> _MATERIAL FOR THIS EXERCISE_
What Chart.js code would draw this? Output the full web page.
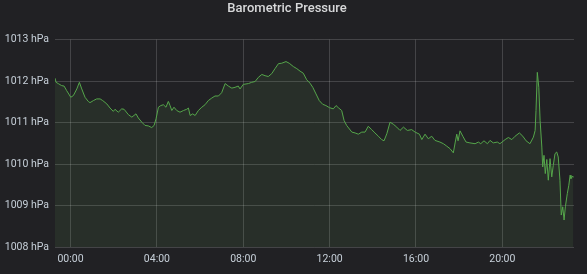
<!DOCTYPE html>
<html>
<head>
<meta charset="utf-8">
<script src="https://cdn.jsdelivr.net/npm/chart.js@4/dist/chart.umd.min.js"></script>
<style>
  html, body { margin: 0; padding: 0; background: #212124; }
  #wrap { width: 587px; height: 274px; position: relative; }
</style>
</head>
<body>
<div id="wrap"><canvas id="grafica"></canvas></div>
<script>
// horas desde las 00:00
const horas = [
  -0.72, -0.67, -0.57, -0.41, -0.30, -0.18, 0.01, 0.13, 0.29, 0.41, 0.52, 0.67, 0.82, 0.90,
  1.06, 1.21, 1.37, 1.49, 1.68, 1.83, 1.98, 2.06, 2.21, 2.37, 2.48, 2.68, 2.84, 3.03, 3.14,
  3.30, 3.45, 3.60, 3.76, 3.87, 3.96, 4.07, 4.18, 4.30, 4.42, 4.53, 4.61, 4.69, 4.79, 4.92,
  5.07, 5.23, 5.38, 5.46, 5.54, 5.66, 5.77, 5.92, 6.08, 6.23, 6.38, 6.54, 6.69, 6.85, 7.00,
  7.16, 7.31, 7.47, 7.62, 7.77, 7.85, 8.00, 8.24, 8.39, 8.55, 8.70, 8.86, 9.01, 9.16, 9.32,
  9.47, 9.63, 9.78, 9.98, 10.13, 10.32, 10.48, 10.63, 10.78, 10.94, 11.09, 11.22, 11.37,
  11.52, 11.68, 11.83, 11.99, 12.17, 12.30, 12.40, 12.56, 12.67, 12.79, 13.03, 13.18, 13.33,
  13.49, 13.64, 13.79, 13.95, 14.10, 14.26, 14.41, 14.52, 14.65, 14.80, 14.95, 15.11, 15.26,
  15.42, 15.60, 15.80, 15.96, 16.16, 16.27, 16.42, 16.57, 16.73, 16.88, 17.11, 17.27, 17.43,
  17.58, 17.73, 17.82, 17.89, 17.95, 18.04, 18.17, 18.32, 18.50, 18.74, 18.89, 19.00, 19.15,
  19.31, 19.43, 19.58, 19.77, 19.89, 20.13, 20.28, 20.44, 20.59, 20.79, 20.95, 21.10, 21.28,
  21.44, 21.52, 21.56, 21.62, 21.69, 21.75, 21.83, 21.87, 21.93, 21.99, 22.06, 22.13, 22.21,
  22.29, 22.36, 22.44, 22.52, 22.59, 22.67, 22.73, 22.80, 22.86, 22.92, 23.01, 23.08, 23.14,
  23.18, 23.26, 23.29
];

const presion = [
  1012.07, 1011.97, 1011.94, 1011.89, 1011.88, 1011.77, 1011.61, 1011.65, 1011.81, 1011.97, 1011.81, 1011.61, 1011.51, 1011.48,
  1011.53, 1011.57, 1011.57, 1011.53, 1011.45, 1011.35, 1011.27, 1011.32, 1011.25, 1011.33, 1011.32, 1011.19, 1011.13, 1011.21, 1011.11,
  1011.01, 1010.93, 1010.92, 1010.88, 1010.93, 1011.09, 1011.37, 1011.41, 1011.43, 1011.37, 1011.51, 1011.41, 1011.29, 1011.37, 1011.29,
  1011.25, 1011.29, 1011.32, 1011.35, 1011.17, 1011.21, 1011.17, 1011.29, 1011.37, 1011.43, 1011.53, 1011.59, 1011.64, 1011.64, 1011.72,
  1011.94, 1011.88, 1011.83, 1011.85, 1011.88, 1011.81, 1011.92, 1011.94, 1011.97, 1011.99, 1012.09, 1012.16, 1012.13, 1012.11, 1012.18,
  1012.30, 1012.42, 1012.43, 1012.47, 1012.43, 1012.35, 1012.30, 1012.24, 1012.19, 1012.03, 1011.95, 1011.85, 1011.69,
  1011.53, 1011.44, 1011.41, 1011.36, 1011.33, 1011.41, 1011.36, 1011.29, 1011.05, 1010.93, 1010.77, 1010.75, 1010.72,
  1010.77, 1010.77, 1010.91, 1010.83, 1010.75, 1010.67, 1010.59, 1010.56, 1010.73, 1011.01, 1010.96, 1010.89, 1010.81,
  1010.89, 1010.81, 1010.83, 1010.77, 1010.72, 1010.59, 1010.72, 1010.61, 1010.67, 1010.57, 1010.53, 1010.49, 1010.43,
  1010.37, 1010.27, 1010.53, 1010.72, 1010.56, 1010.80, 1010.67, 1010.53, 1010.51, 1010.49, 1010.53, 1010.49, 1010.56,
  1010.49, 1010.57, 1010.51, 1010.53, 1010.49, 1010.59, 1010.64, 1010.59, 1010.67, 1010.75, 1010.67, 1010.56, 1010.49,
  1010.65, 1010.81, 1011.29, 1012.21, 1011.85, 1011.05, 1010.41, 1009.93, 1010.21, 1009.77, 1010.11, 1009.61, 1010.13,
  1009.69, 1009.97, 1010.25, 1010.29, 1010.17, 1009.61, 1008.77, 1008.97, 1008.65, 1008.97, 1009.29, 1009.49, 1009.73,
  1009.65, 1009.71, 1009.68
];

const ticksHoras = [0, 4, 8, 12, 16, 20];
const ticksPresion = [1008, 1009, 1010, 1011, 1012, 1013];

const colorLinea = '#56A64B';
const colorTexto = '#c7d0d9';
const colorGrid = 'rgba(255,255,255,0.16)';

const ctx = document.getElementById('grafica').getContext('2d');

new Chart(ctx, {
  type: 'line',
  data: {
    datasets: [{
      label: 'Pressure',
      data: horas.map((h, i) => ({ x: h, y: presion[i] })),
      borderColor: colorLinea,
      backgroundColor: 'rgba(115,191,105,0.09)',
      borderWidth: 1,
      pointRadius: 0,
      fill: 'start',
      tension: 0
    }]
  },
  options: {
    responsive: true,
    maintainAspectRatio: false,
    animation: false,
    layout: { padding: { left: 0, right: 13, top: 0, bottom: 0 } },
    scales: {
      x: {
        type: 'linear',
        min: -0.72,
        max: 23.32,
        afterBuildTicks: scale => { scale.ticks = ticksHoras.map(v => ({ value: v })); },
        afterFit: scale => { scale.height = 27; },
        ticks: {
          color: colorTexto,
          font: { family: 'Roboto', size: 10.5 },
          padding: 6,
          maxRotation: 0,
          callback: v => String(v).padStart(2, '0') + ':00'
        },
        grid: { color: colorGrid, drawTicks: false },
        border: { display: false }
      },
      y: {
        min: 1008,
        max: 1013,
        afterBuildTicks: scale => { scale.ticks = ticksPresion.map(v => ({ value: v })); },
        afterFit: scale => { scale.width = 55; },
        ticks: {
          color: colorTexto,
          font: { family: 'Roboto', size: 10.5 },
          padding: 6,
          callback: v => v + ' hPa'
        },
        grid: { color: colorGrid, drawTicks: false },
        border: { display: false }
      }
    },
    plugins: {
      legend: { display: false },
      tooltip: { enabled: false },
      title: {
        display: true,
        text: 'Barometric Pressure',
        color: '#d8d9da',
        font: { family: 'Roboto', size: 13, weight: '500' },
        padding: { top: 1, bottom: 23 }
      }
    }
  }
});
</script>
</body>
</html>
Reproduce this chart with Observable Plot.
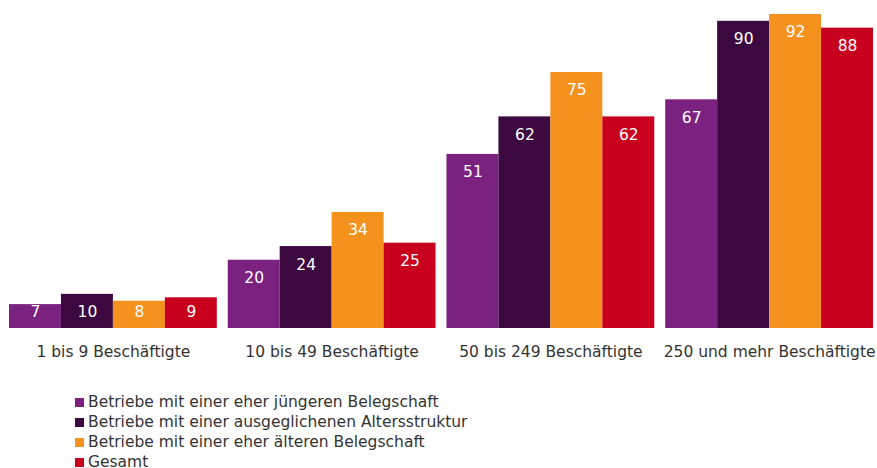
<!DOCTYPE html>
<html><head><meta charset="utf-8">
<script src="https://cdn.jsdelivr.net/npm/d3@7"></script>
<script src="https://cdn.jsdelivr.net/npm/@observablehq/plot@0.6"></script>
<style>
html,body{margin:0;background:#fff;font-family:"DejaVu Sans",Verdana,sans-serif;overflow:hidden;}
#legend{margin-left:75px;margin-top:12px;font-size:15.5px;color:#333;}
#legend div{height:20px;line-height:20px;display:flex;align-items:center;}
#legend span.sw{display:inline-block;width:9px;height:9px;margin-right:4px;}
</style></head>
<body><div id="chart"></div><div id="legend"></div>
<script>
const categories = ["1 bis 9 Beschäftigte", "10 bis 49 Beschäftigte", "50 bis 249 Beschäftigte", "250 und mehr Beschäftigte"];
const seriesNames = ["Betriebe mit einer eher jüngeren Belegschaft", "Betriebe mit einer ausgeglichenen Altersstruktur", "Betriebe mit einer eher älteren Belegschaft", "Gesamt"];
const seriesColors = ["#7b2280", "#3c0840", "#f5921e", "#c8001e"];
const juenger = [7, 20, 51, 67];
const ausgeglichen = [10, 24, 62, 90];
const aelter = [8, 34, 75, 92];
const gesamt = [9, 25, 62, 88];

const seriesValues = [juenger, ausgeglichen, aelter, gesamt];
const data = [];
categories.forEach((c, i) => seriesNames.forEach((s, j) => data.push({cat: c, series: s, value: seriesValues[j][i]})));

const chart = Plot.plot({
  width: 877, height: 380,
  marginLeft: 9, marginRight: 4, marginTop: 14, marginBottom: 52,
  style: {fontFamily: '"DejaVu Sans", Verdana, sans-serif', fontSize: "15.5px", color: "#333"},
  fx: {domain: categories, paddingInner: 0.05, paddingOuter: 0, round: false, label: null},
  x: {domain: seriesNames, padding: 0, round: false, axis: null},
  y: {domain: [0, 92], axis: null},
  color: {domain: seriesNames, range: seriesColors},
  marks: [
    Plot.barY(data, {fx: "cat", x: "series", y: "value", fill: "series"}),
    Plot.text(data, {fx: "cat", x: "series", y: d => Math.max(d.value, 10), dy: 18, text: d => String(d.value), fill: "white", fontSize: 15.5}),
    Plot.axisFx({anchor: "bottom", tickSize: 0, tickPadding: 17, fontSize: 15.5, label: null, fill: "#333"})
  ]
});
document.getElementById("chart").appendChild(chart);

const leg = document.getElementById("legend");
seriesNames.forEach((s, i) => {
  const row = document.createElement("div");
  const sw = document.createElement("span");
  sw.className = "sw"; sw.style.background = seriesColors[i];
  row.appendChild(sw);
  row.appendChild(document.createTextNode(s));
  leg.appendChild(row);
});
</script></body></html>
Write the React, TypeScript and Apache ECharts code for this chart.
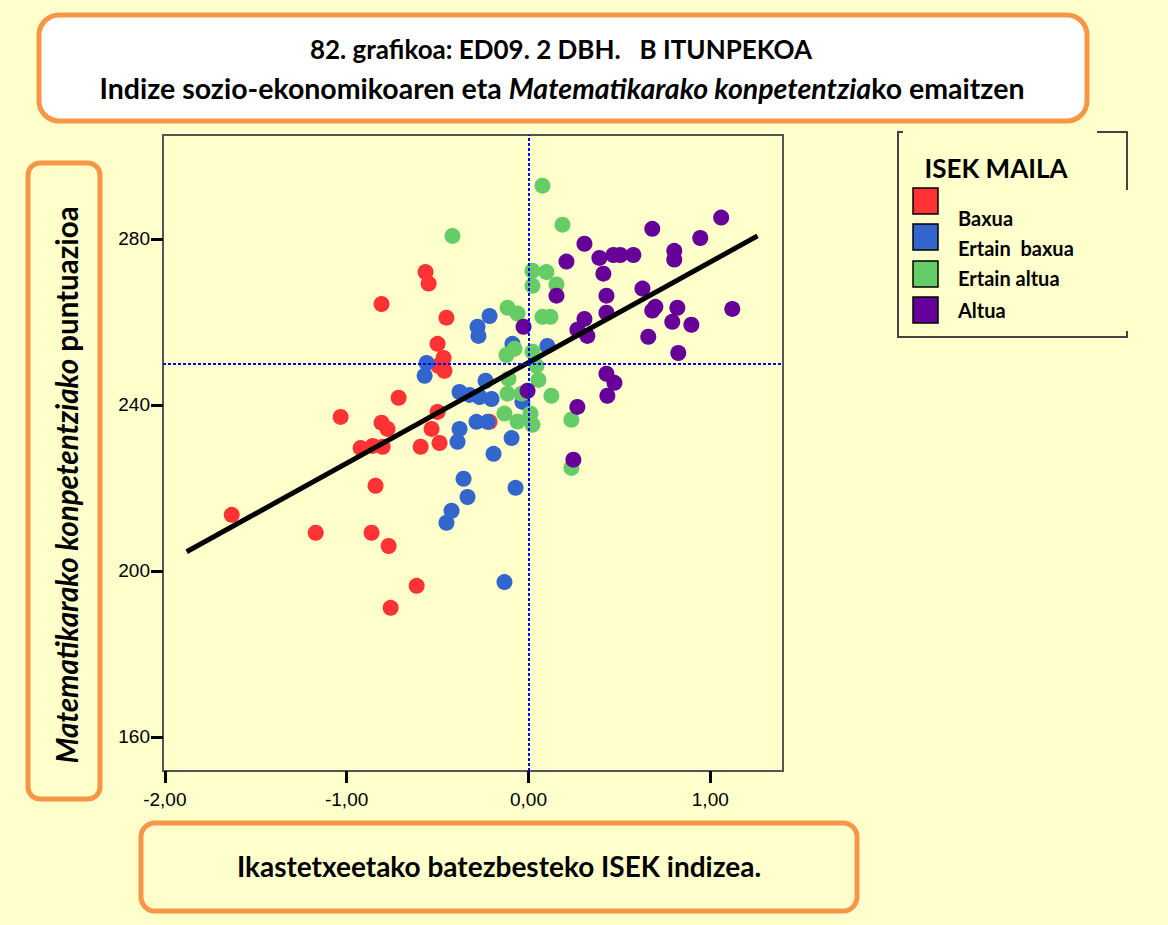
import React, { useEffect, useRef } from "react";
import * as echarts from "echarts";

const seriesNames = ["Baxua", "Ertain  baxua", "Ertain altua", "Altua"];
const seriesColors = ["#ff3333", "#3366cc", "#66cc66", "#660099"];

const baxua: [number, number][] = [
  [-1.632, 213.5], [-1.17, 209.2], [-1.033, 237.1], [-0.923, 229.6], [-0.857, 230.1],
  [-0.802, 229.9], [-0.808, 235.7], [-0.775, 234.2], [-0.714, 241.7], [-0.5, 238.3],
  [-0.533, 234.2], [-0.593, 229.9], [-0.489, 230.8], [-0.808, 264.3], [-0.566, 272.0],
  [-0.549, 269.2], [-0.451, 261.0], [-0.5, 254.7], [-0.467, 251.3], [-0.495, 249.4],
  [-0.462, 248.2], [-0.841, 220.5], [-0.863, 209.2], [-0.769, 206.0], [-0.615, 196.4],
  [-0.758, 191.1], [-0.214, 235.9],
];

const ertainBaxua: [number, number][] = [
  [-0.28, 258.8], [-0.275, 256.6], [-0.214, 261.4], [-0.088, 254.7], [0.104, 254.2],
  [-0.56, 250.1], [-0.571, 247.0], [-0.236, 245.8], [-0.379, 243.1], [-0.324, 242.4],
  [-0.269, 241.9], [-0.203, 241.4], [-0.033, 240.7], [-0.286, 235.9], [-0.225, 235.9],
  [-0.379, 234.2], [-0.39, 231.1], [-0.192, 228.2], [-0.093, 232.0], [-0.357, 222.2],
  [-0.335, 217.8], [-0.423, 214.5], [-0.451, 211.6], [-0.071, 220.0], [-0.132, 197.3],
];

const ertainAltua: [number, number][] = [
  [-0.418, 280.7], [0.077, 292.8], [0.187, 283.4], [0.022, 272.3], [0.099, 272.0],
  [0.022, 268.7], [0.154, 269.0], [-0.115, 263.4], [-0.06, 262.0], [0.077, 261.2],
  [0.121, 261.2], [0.022, 252.8], [-0.077, 253.5], [-0.121, 252.0], [0.044, 249.4],
  [-0.11, 246.3], [0.055, 246.0], [-0.115, 242.7], [-0.038, 242.7], [0.126, 242.2],
  [-0.132, 237.9], [-0.06, 236.0], [0.011, 237.9], [0.022, 235.2], [0.236, 236.4],
  [0.236, 224.8],
];

const altua: [number, number][] = [
  [1.06, 285.1], [0.681, 282.4], [0.945, 280.2], [0.308, 278.8], [0.802, 277.1],
  [0.802, 275.0], [0.39, 275.4], [0.467, 276.1], [0.505, 276.1], [0.577, 276.1],
  [0.209, 274.5], [0.412, 271.6], [0.627, 268.0], [0.154, 266.3], [0.429, 266.3],
  [0.429, 262.2], [0.698, 263.6], [0.681, 262.7], [0.819, 263.4], [1.121, 263.1],
  [0.791, 260.0], [0.896, 259.3], [0.308, 260.7], [0.269, 258.1], [0.324, 256.6],
  [0.659, 256.4], [0.824, 252.5], [-0.027, 258.8], [0.429, 247.5], [0.473, 245.3],
  [0.434, 242.2], [0.269, 239.5], [-0.005, 243.4], [0.247, 226.8],
];

const fitLine: [number, number][] = [[-1.88, 204.6], [1.26, 280.7]];
const refX = 0;
const refY = 250;

const xTicks = [-2, -1, 0, 1];
const yTicks = [160, 200, 240, 280];

const titleLine1 = "82. grafikoa: ED09. 2 DBH.   B ITUNPEKOA";
const legendTitle = "ISEK MAILA";
const xTitle = "Ikastetxeetako batezbesteko ISEK indizea.";

const BG = "#ffffcc";
const ORANGE = "#f79646";
const TFONT = "Lato, 'Open Sans', sans-serif";
const AFONT = "'Liberation Sans', Arial, sans-serif";

const tickRich = {
  t: { fontSize: 19, fontFamily: AFONT, color: "#000" },
};

export default function App() {
  const ref = useRef<HTMLDivElement>(null);
  useEffect(() => {
    if (!ref.current) return;
    const chart = echarts.init(ref.current, null, { renderer: "svg" });
    const allData = [baxua, ertainBaxua, ertainAltua, altua];

    const legendItems: any[] = [];
    seriesNames.forEach((n, i) => {
      const sqY = [188, 224, 261, 297][i];
      const lblY = [218, 248, 278, 310][i];
      legendItems.push({
        type: "rect",
        shape: { x: 913, y: sqY, width: 25, height: 26 },
        style: { fill: seriesColors[i], stroke: "#000", lineWidth: 1.5 },
      });
      legendItems.push({
        type: "text",
        x: 958,
        y: lblY,
        style: {
          text: n,
          fill: "#000",
          font: `bold 20px ${TFONT}`,
          verticalAlign: "middle",
        },
      });
    });

    chart.setOption({
      animation: false,
      backgroundColor: BG,
      grid: {
        left: 163,
        top: 135,
        width: 620,
        height: 636,
        show: true,
        backgroundColor: BG,
        borderColor: "#555",
        borderWidth: 2,
      },
      xAxis: {
        type: "value",
        min: -2.01,
        max: 1.4,
        splitLine: { show: false },
        axisLine: { show: true, onZero: false, lineStyle: { color: "#555", width: 2 } },
        axisTick: { show: true, length: 12, customValues: xTicks, lineStyle: { color: "#000", width: 3 } },
        axisLabel: {
          customValues: xTicks,
          margin: 19,
          color: "#000",
          fontSize: 19,
          fontFamily: AFONT,
          rich: tickRich,
          formatter: (v: number) => "{t|" + v.toFixed(2).replace(".", ",") + "}",
        },
      },
      yAxis: {
        type: "value",
        min: 151.8,
        max: 305,
        splitLine: { show: false },
        axisLine: { show: true, onZero: false, lineStyle: { color: "#555", width: 2 } },
        axisTick: { show: true, length: 12, customValues: yTicks, lineStyle: { color: "#000", width: 3 } },
        axisLabel: {
          customValues: yTicks,
          margin: 13,
          color: "#000",
          fontSize: 19,
          fontFamily: AFONT,
          rich: tickRich,
          formatter: (v: number) => "{t|" + String(v) + "}",
        },
      },
      series: [
        ...allData.map((d, i) => ({
          name: seriesNames[i],
          type: "scatter",
          data: d,
          symbolSize: 16,
          itemStyle: { color: seriesColors[i], opacity: 1 },
          z: 2 + i * 0.1,
        })),
        {
          name: "fit",
          type: "line",
          data: fitLine,
          showSymbol: false,
          symbol: "none",
          lineStyle: { color: "#000", width: 5 },
          z: 4,
        },
        {
          name: "ref",
          type: "scatter",
          data: [],
          z: 5,
          markLine: {
            silent: true,
            symbol: "none",
            label: { show: false },
            lineStyle: { color: "#0000ff", width: 2, type: [3, 2] },
            data: [{ xAxis: refX }, { yAxis: refY }],
          },
        },
      ],
      graphic: [
        {
          type: "rect",
          shape: { x: 39, y: 15, width: 1048, height: 106, r: 20 },
          style: { fill: "#ffffff", stroke: ORANGE, lineWidth: 5 },
        },
        {
          type: "text",
          x: 561,
          y: 49,
          style: {
            text: titleLine1,
            fill: "#000",
            font: `bold 26px ${TFONT}`,
            align: "center",
            verticalAlign: "middle",
          },
        },
        {
          type: "text",
          x: 562,
          y: 88,
          style: {
            text: "{n|Indize sozio-ekonomikoaren eta }{i|Matematikarako konpetentzia}{n|ko emaitzen}",
            align: "center",
            verticalAlign: "middle",
            rich: {
              n: { font: `bold 28.5px ${TFONT}`, fill: "#000" },
              i: { font: `italic bold 28.5px ${TFONT}`, fill: "#000" },
            },
          },
        },
        {
          type: "rect",
          shape: { x: 28, y: 163, width: 72, height: 636, r: 12 },
          style: { fill: BG, stroke: ORANGE, lineWidth: 5 },
        },
        {
          type: "text",
          x: 66,
          y: 485,
          rotation: Math.PI / 2,
          style: {
            text: "{i|Matematikarako konpetentziako}{n| puntuazioa}",
            align: "center",
            verticalAlign: "middle",
            rich: {
              n: { font: `bold 29.5px ${TFONT}`, fill: "#000" },
              i: { font: `italic bold 29.5px ${TFONT}`, fill: "#000" },
            },
          },
        },
        {
          type: "rect",
          shape: { x: 141, y: 823, width: 716, height: 88, r: 14 },
          style: { fill: BG, stroke: ORANGE, lineWidth: 5 },
        },
        {
          type: "text",
          x: 499,
          y: 866,
          style: {
            text: xTitle,
            fill: "#000",
            font: `bold 28px ${TFONT}`,
            align: "center",
            verticalAlign: "middle",
          },
        },
        {
          type: "polyline",
          shape: { points: [[903, 132], [898, 132], [898, 337], [1127, 337], [1127, 331]] },
          style: { stroke: "#444", lineWidth: 2, fill: "none" },
        },
        {
          type: "polyline",
          shape: { points: [[1097, 132], [1127, 132], [1127, 190]] },
          style: { stroke: "#444", lineWidth: 2, fill: "none" },
        },
        {
          type: "text",
          x: 996,
          y: 168,
          style: {
            text: legendTitle,
            fill: "#000",
            font: `bold 26px ${TFONT}`,
            align: "center",
            verticalAlign: "middle",
          },
        },
        ...legendItems,
      ],
    });
    return () => chart.dispose();
  }, []);
  return (
    <div
      ref={ref}
      style={{ position: "absolute", left: 0, top: 0, width: 1168, height: 925 }}
    />
  );
}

> _GOAL_
Copy and report every line where the word "React" is present.

> _RESULT OF THE TASK_
Write the React, TypeScript and Apache ECharts code for this chart.
import React, { useEffect, useRef } from "react";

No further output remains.